What you should do - Below are some entries. Transcribe the lines from the one holding "Convert this chart" to the one holding "import seaborn as sns", inclusive, but not the pictures among them.

Provided data -
--- Start ---

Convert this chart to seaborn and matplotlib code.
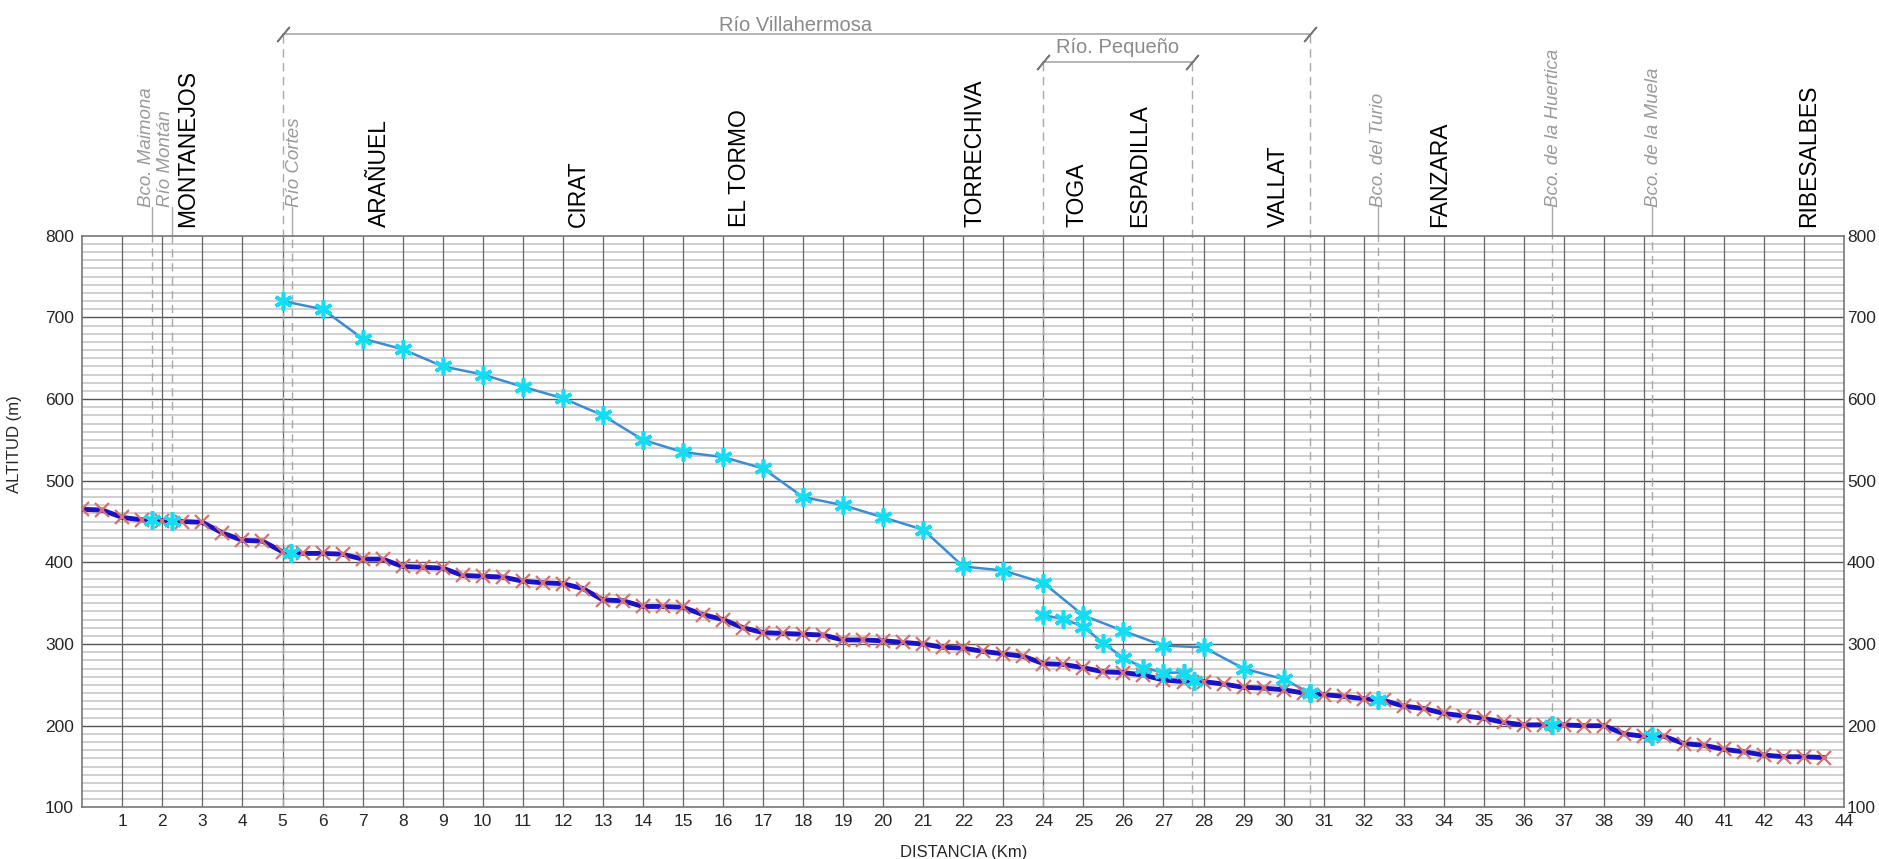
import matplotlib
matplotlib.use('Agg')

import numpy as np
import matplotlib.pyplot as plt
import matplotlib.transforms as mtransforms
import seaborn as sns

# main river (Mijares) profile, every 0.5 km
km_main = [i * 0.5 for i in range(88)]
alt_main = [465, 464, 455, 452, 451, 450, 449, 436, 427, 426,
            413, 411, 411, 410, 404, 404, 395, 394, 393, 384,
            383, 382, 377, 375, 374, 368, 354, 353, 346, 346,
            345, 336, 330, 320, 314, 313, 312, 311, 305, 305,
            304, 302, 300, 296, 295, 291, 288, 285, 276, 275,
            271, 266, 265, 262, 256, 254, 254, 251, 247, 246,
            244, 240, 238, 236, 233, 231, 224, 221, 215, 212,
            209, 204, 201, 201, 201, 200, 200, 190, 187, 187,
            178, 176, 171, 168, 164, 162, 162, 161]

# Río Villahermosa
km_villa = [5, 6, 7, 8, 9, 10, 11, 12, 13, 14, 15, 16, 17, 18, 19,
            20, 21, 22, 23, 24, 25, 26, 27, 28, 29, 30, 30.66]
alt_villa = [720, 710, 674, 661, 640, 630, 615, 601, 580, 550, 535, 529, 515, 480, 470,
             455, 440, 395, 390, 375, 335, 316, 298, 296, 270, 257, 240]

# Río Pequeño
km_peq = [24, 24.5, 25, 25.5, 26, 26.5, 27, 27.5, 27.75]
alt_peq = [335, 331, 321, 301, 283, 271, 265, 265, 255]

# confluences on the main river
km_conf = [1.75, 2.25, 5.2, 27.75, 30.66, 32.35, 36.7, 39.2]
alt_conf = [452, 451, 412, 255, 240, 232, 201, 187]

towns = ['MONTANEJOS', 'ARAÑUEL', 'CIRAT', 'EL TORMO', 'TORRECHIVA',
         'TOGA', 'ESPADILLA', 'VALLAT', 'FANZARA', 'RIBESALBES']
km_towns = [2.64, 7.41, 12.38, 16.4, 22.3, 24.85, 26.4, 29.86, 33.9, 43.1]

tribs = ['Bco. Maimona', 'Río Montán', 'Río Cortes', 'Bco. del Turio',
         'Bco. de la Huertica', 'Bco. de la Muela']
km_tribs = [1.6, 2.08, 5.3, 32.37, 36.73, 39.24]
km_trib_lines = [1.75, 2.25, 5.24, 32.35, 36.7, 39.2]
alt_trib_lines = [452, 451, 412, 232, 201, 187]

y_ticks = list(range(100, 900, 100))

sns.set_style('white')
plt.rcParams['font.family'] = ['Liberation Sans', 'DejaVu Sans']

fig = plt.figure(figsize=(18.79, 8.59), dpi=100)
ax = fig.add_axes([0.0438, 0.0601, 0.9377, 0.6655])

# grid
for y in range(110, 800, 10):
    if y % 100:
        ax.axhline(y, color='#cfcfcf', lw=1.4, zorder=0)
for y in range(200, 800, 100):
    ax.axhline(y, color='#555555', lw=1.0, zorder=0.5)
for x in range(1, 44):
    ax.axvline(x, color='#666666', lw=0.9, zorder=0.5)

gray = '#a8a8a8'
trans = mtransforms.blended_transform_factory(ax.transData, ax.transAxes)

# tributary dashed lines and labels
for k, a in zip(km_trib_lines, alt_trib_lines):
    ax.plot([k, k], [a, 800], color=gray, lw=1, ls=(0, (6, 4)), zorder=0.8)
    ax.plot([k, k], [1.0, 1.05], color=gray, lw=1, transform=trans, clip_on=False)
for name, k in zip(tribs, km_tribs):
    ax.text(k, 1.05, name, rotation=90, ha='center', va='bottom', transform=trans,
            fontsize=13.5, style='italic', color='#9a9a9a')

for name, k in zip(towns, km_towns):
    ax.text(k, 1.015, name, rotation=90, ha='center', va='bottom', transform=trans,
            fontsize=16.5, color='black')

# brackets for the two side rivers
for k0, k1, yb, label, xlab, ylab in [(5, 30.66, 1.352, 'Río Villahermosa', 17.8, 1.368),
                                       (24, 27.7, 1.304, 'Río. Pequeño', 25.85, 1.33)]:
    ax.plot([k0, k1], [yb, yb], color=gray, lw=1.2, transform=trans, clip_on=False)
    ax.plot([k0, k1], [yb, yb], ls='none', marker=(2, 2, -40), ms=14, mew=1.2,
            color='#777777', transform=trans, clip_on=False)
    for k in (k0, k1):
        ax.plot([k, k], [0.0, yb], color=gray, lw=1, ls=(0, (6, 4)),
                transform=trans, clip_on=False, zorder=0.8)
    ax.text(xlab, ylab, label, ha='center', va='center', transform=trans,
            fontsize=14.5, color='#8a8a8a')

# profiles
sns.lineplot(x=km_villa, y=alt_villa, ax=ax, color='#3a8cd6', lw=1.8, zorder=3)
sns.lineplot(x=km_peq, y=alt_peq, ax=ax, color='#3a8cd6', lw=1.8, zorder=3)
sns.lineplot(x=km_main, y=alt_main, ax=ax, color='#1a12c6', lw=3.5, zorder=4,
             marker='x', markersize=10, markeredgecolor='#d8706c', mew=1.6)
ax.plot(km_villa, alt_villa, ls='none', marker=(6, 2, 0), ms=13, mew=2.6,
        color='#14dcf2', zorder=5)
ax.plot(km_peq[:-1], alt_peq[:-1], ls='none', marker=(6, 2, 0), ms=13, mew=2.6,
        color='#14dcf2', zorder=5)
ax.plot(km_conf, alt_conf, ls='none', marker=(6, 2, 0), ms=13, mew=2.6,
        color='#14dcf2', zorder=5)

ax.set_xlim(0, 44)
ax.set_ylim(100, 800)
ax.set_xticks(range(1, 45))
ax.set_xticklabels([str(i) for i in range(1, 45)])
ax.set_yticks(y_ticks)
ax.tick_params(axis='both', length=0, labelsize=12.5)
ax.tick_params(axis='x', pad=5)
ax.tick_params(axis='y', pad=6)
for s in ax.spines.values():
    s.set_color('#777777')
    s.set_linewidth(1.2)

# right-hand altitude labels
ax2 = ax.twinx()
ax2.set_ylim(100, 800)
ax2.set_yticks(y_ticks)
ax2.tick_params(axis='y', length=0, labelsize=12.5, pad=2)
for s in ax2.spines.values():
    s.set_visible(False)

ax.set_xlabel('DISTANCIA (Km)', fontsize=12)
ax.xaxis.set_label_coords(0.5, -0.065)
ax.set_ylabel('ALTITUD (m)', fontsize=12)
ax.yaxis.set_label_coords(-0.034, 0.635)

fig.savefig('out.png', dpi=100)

--- End ---
--- Start ---

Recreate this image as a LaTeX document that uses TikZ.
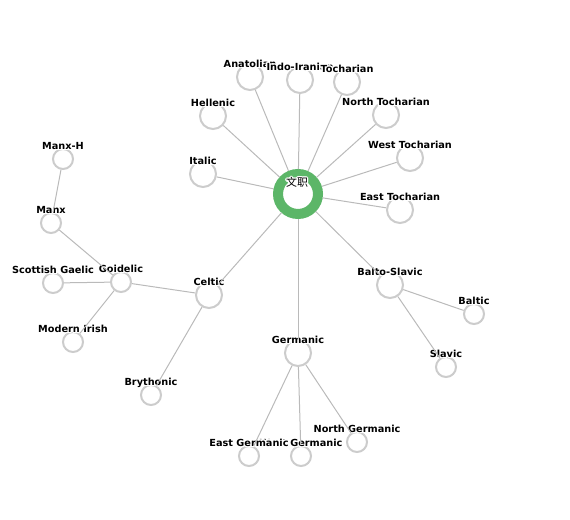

--- End ---
--- Start ---

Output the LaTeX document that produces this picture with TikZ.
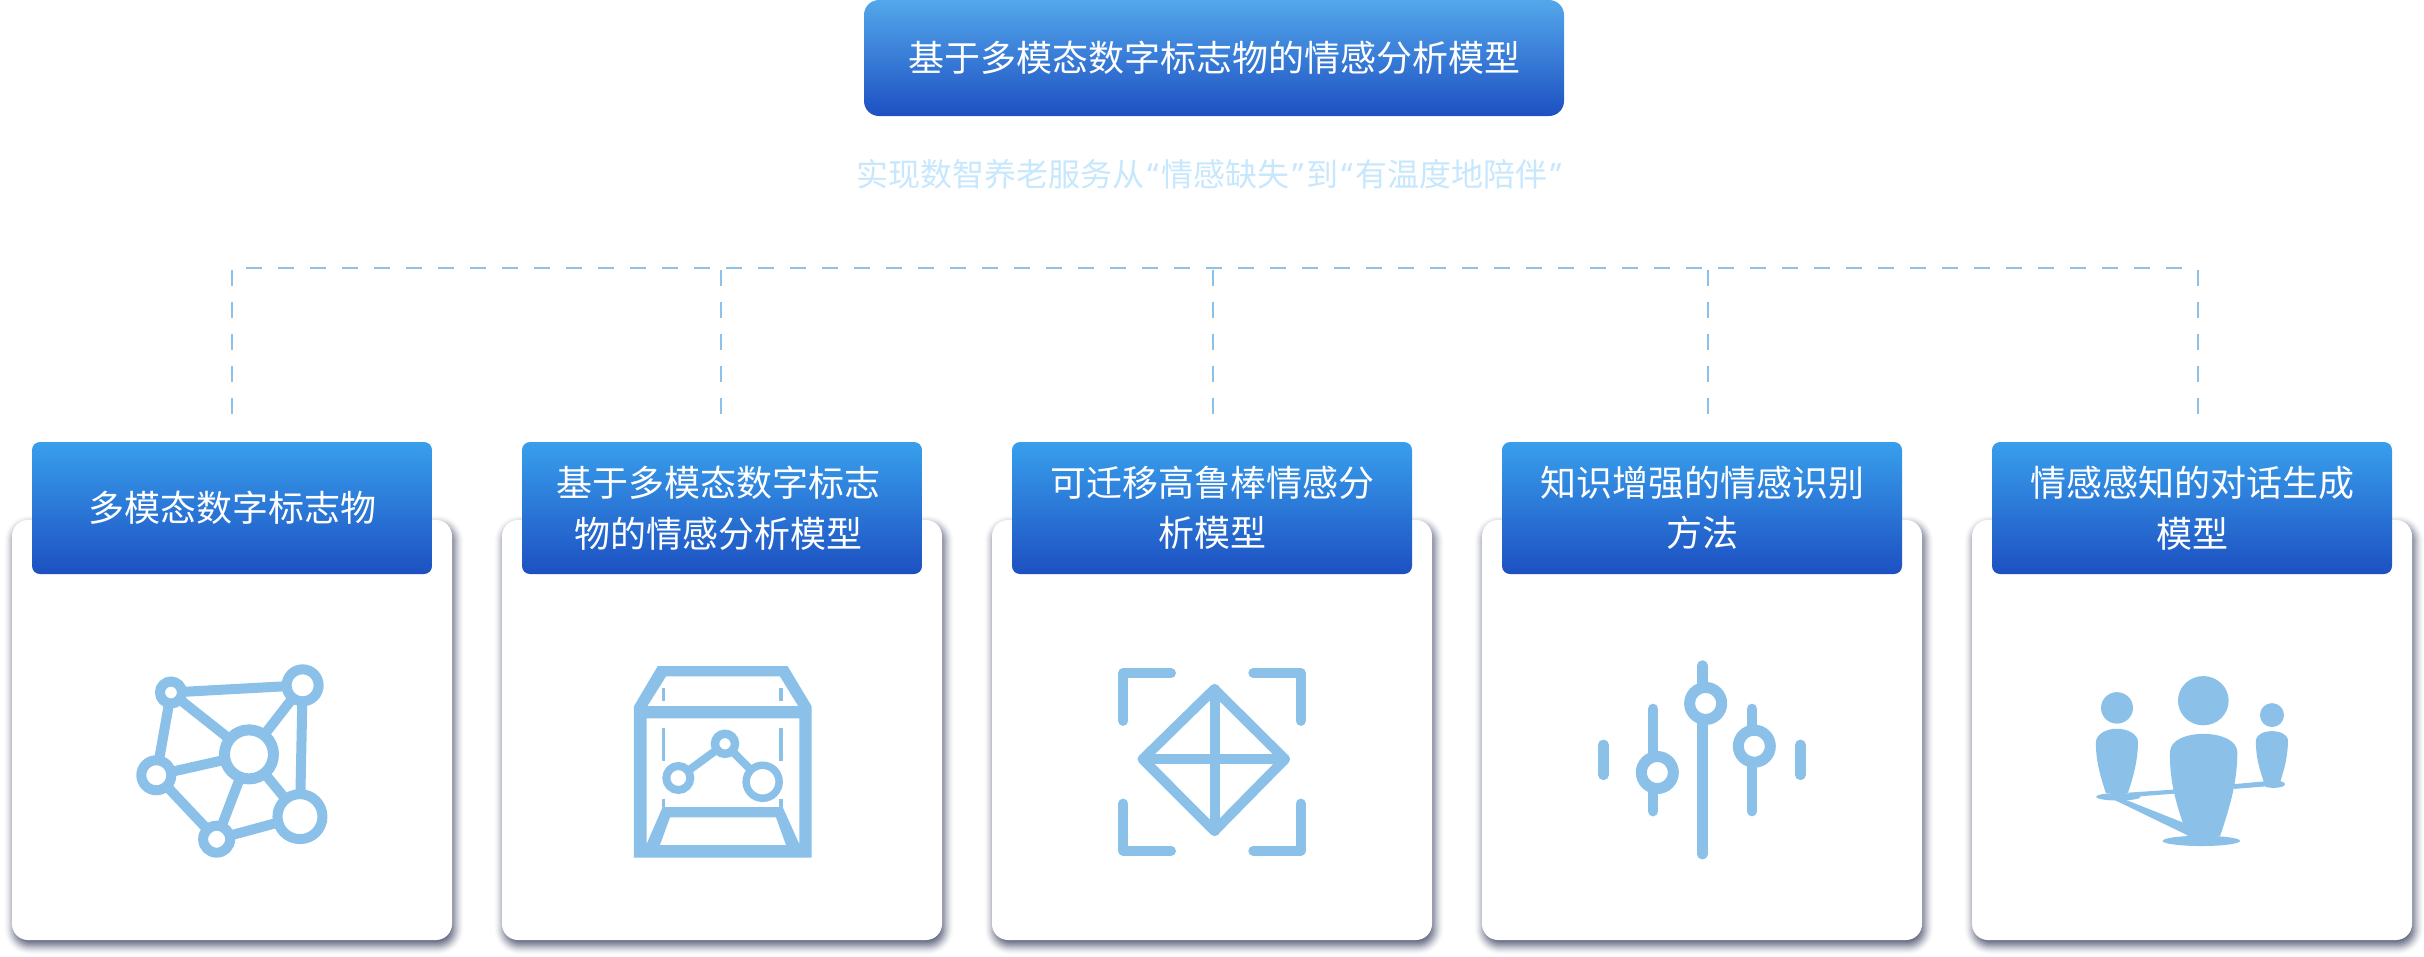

--- End ---

Completed exercise -
Convert this chart to seaborn and matplotlib code.
import matplotlib
matplotlib.use('Agg')

import numpy as np
import matplotlib.pyplot as plt
import matplotlib.transforms as mtransforms
import seaborn as sns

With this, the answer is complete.